NDAs safeguard proprietary and sensitive information from unauthorized disclosure. Businesses use them to protect assets like trade secrets, including formulas, practices, designs, and processes that provide a competitive advantage. NDAs also cover business plans, marketing strategies, client lists, financial data, and intellectual property.
These agreements establish clear expectations for handling confidential data, preventing inadvertent leaks and fostering trust. NDAs are prevalent in employment, business partnerships, and discussions with potential investors.
Generally, signing an NDA does not prohibit you from stating that you have signed one. The existence of an NDA is typically not confidential information, so you can usually inform others you are bound by one without violating the agreement.
However, review your NDA carefully. Some agreements explicitly forbid acknowledging the agreement’s existence or identifying parties involved. If such a clause is present, disclosing you signed the NDA could be a breach.
While acknowledging an NDA’s existence might be permissible, disclosing its specific terms or the confidential information it protects is strictly prohibited. An NDA’s primary purpose is to prevent unauthorized sharing of defined confidential information, including any non-public data deemed proprietary or unique.
Confidential information includes technical specifications, research and development details, financial statements, customer and supplier lists, and internal communications. The agreement outlines the recipient’s obligations, typically using the information only for specified purposes and keeping it secure. Unauthorized disclosure or use, even if accidental, can lead to serious consequences.
Despite an NDA, certain circumstances may permit or require disclosure of confidential information. A common exception is when disclosure is compelled by a court order or subpoena. In such cases, the recipient generally notifies the disclosing party before disclosure, allowing them to seek a protective order.
Information already publicly known through no fault of the recipient is excluded from confidentiality obligations. Disclosure to legal counsel for advice is also permitted, as attorneys are bound by professional confidentiality duties.

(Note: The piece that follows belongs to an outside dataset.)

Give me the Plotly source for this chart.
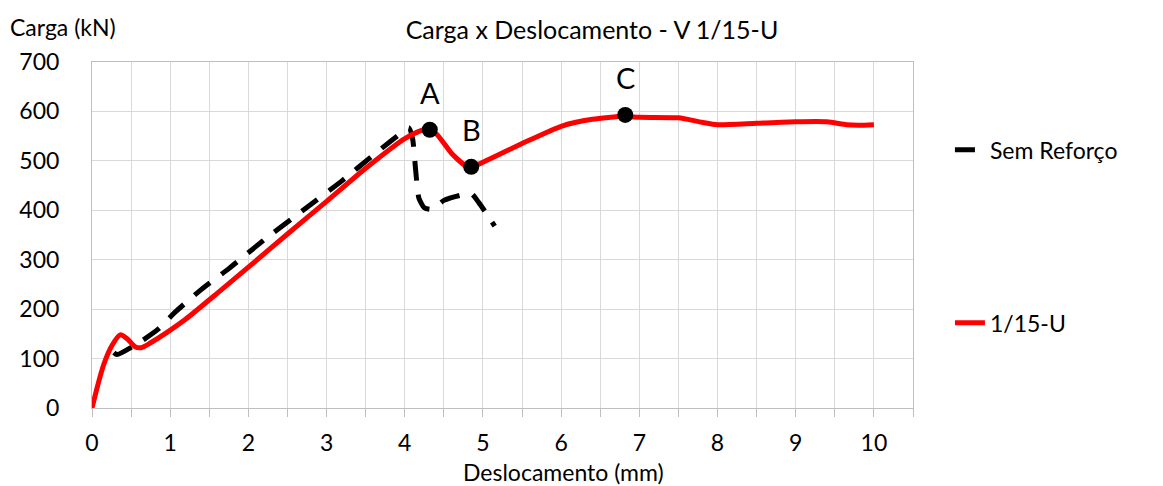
import plotly.graph_objects as go

# Red curve: 1/15-U
ref_x = [0.0, 0.08, 0.15, 0.25, 0.36, 0.45, 0.55, 0.63, 0.75, 0.95, 1.2, 1.6, 2.0, 2.5,
         3.0, 3.5, 4.0, 4.25, 4.4, 4.6, 4.8, 4.9, 5.1, 5.5, 6.0, 6.4, 6.8, 7.0, 7.5,
         7.8, 8.0, 8.5, 9.0, 9.4, 9.65, 9.8, 10.0]
ref_y = [0, 50, 88, 125, 148, 140, 124, 122, 132, 152, 180, 232, 285, 352,
         418, 485, 545, 563, 555, 515, 488, 490, 505, 535, 570, 584, 590, 588, 587,
         578, 573, 576, 579, 579, 573, 572, 573]

# Black dashed: Sem Reforço
sem_x = [0.28, 0.32, 0.6, 0.85, 1.05, 1.4, 1.75, 2.2, 2.7, 3.2, 3.6, 3.9, 4.05,
         4.1, 4.14, 4.18, 4.25, 4.35, 4.5, 4.7, 4.85, 4.95, 5.05, 5.15]
sem_y = [112, 108, 132, 160, 192, 240, 282, 340, 400, 460, 512, 550, 567,
         545, 480, 425, 405, 402, 420, 430, 434, 415, 392, 368]

# Marked points
pt_x = [4.32, 4.85, 6.82]
pt_y = [563, 488, 593]
pt_lbl = ["A", "B", "C"]

FONT = "Lato, Open Sans, sans-serif"

fig = go.Figure()

fig.add_trace(go.Scatter(
    x=sem_x, y=sem_y, mode="lines", name="Sem Reforço",
    line=dict(color="black", width=5, dash="20px,14px", shape="spline", smoothing=0.6),
    legend="legend",
))
fig.add_trace(go.Scatter(
    x=ref_x, y=ref_y, mode="lines", name="1/15-U",
    line=dict(color="#ff0000", width=5, shape="spline", smoothing=0.6),
    legend="legend2",
))
fig.add_trace(go.Scatter(
    x=pt_x, y=pt_y, mode="markers",
    marker=dict(color="black", size=16), showlegend=False, hoverinfo="skip",
))

# point letters
notes = [dict(x=x, y=y, text=t, showarrow=False, yanchor="bottom", yshift=18,
              font=dict(size=29, color="black")) for x, y, t in zip(pt_x, pt_y, pt_lbl)]
notes.append(dict(text="Carga (kN)", xref="paper", yref="paper", x=-0.102, y=1.101,
                  xanchor="left", yanchor="middle", showarrow=False, font=dict(size=23)))
notes.append(dict(text="Deslocamento (mm)", xref="paper", yref="paper", x=0.574, y=-0.185,
                  xanchor="center", yanchor="middle", showarrow=False, font=dict(size=23)))

# page body adds an 8px offset, so the figure is shrunk and shifted to match
fig.update_layout(
    width=1155, height=478,
    plot_bgcolor="white", paper_bgcolor="white",
    margin=dict(l=84, r=250, t=54, b=78),
    font=dict(family=FONT, size=23, color="black"),
    title=dict(text="Carga x Deslocamento - V 1/15-U", xref="paper", x=0.609,
               xanchor="center", y=0.954, yanchor="middle", font=dict(size=25)),
    xaxis=dict(
        range=[0, 10.5], tickvals=list(range(0, 11)), showgrid=False,
        ticks="outside", ticklen=8, tickcolor="#bfbfbf", ticklabelstandoff=6,
        minor=dict(dtick=0.5, tick0=0, showgrid=True, gridcolor="#d9d9d9", gridwidth=1,
                   ticks="outside", ticklen=8, tickcolor="#bfbfbf"),
        showline=True, linecolor="#bfbfbf", mirror=True, zeroline=False,
    ),
    yaxis=dict(
        range=[0, 700], dtick=100, showgrid=True, gridcolor="#d9d9d9",
        showline=True, linecolor="#bfbfbf", mirror=True, zeroline=False,
        ticks="", ticklabelstandoff=27,
    ),
    legend=dict(x=1.045, y=0.746, xanchor="left", yanchor="middle",
                font=dict(size=23), bgcolor="rgba(0,0,0,0)"),
    legend2=dict(x=1.045, y=0.246, xanchor="left", yanchor="middle",
                 font=dict(size=23), bgcolor="rgba(0,0,0,0)"),
    annotations=notes,
)

fig.write_html("out.html")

These exceptions are usually stated within the NDA or recognized by law.
Breaching an NDA constitutes a breach of contract and can lead to significant legal consequences. The party whose confidential information was disclosed may seek various remedies. An injunction, a court order prohibiting further disclosure or use, is a common remedy. This is relevant when unauthorized disclosure could cause irreparable harm, such as loss of trade secrets or competitive advantage.
Monetary damages are also sought to compensate for financial losses, including lost profits, business opportunities, or the cost of re-securing lost information. Some NDAs include liquidated damages clauses, specifying a predetermined amount for a breach. While typically a civil matter, criminal charges can arise in extreme cases like espionage or insider trading.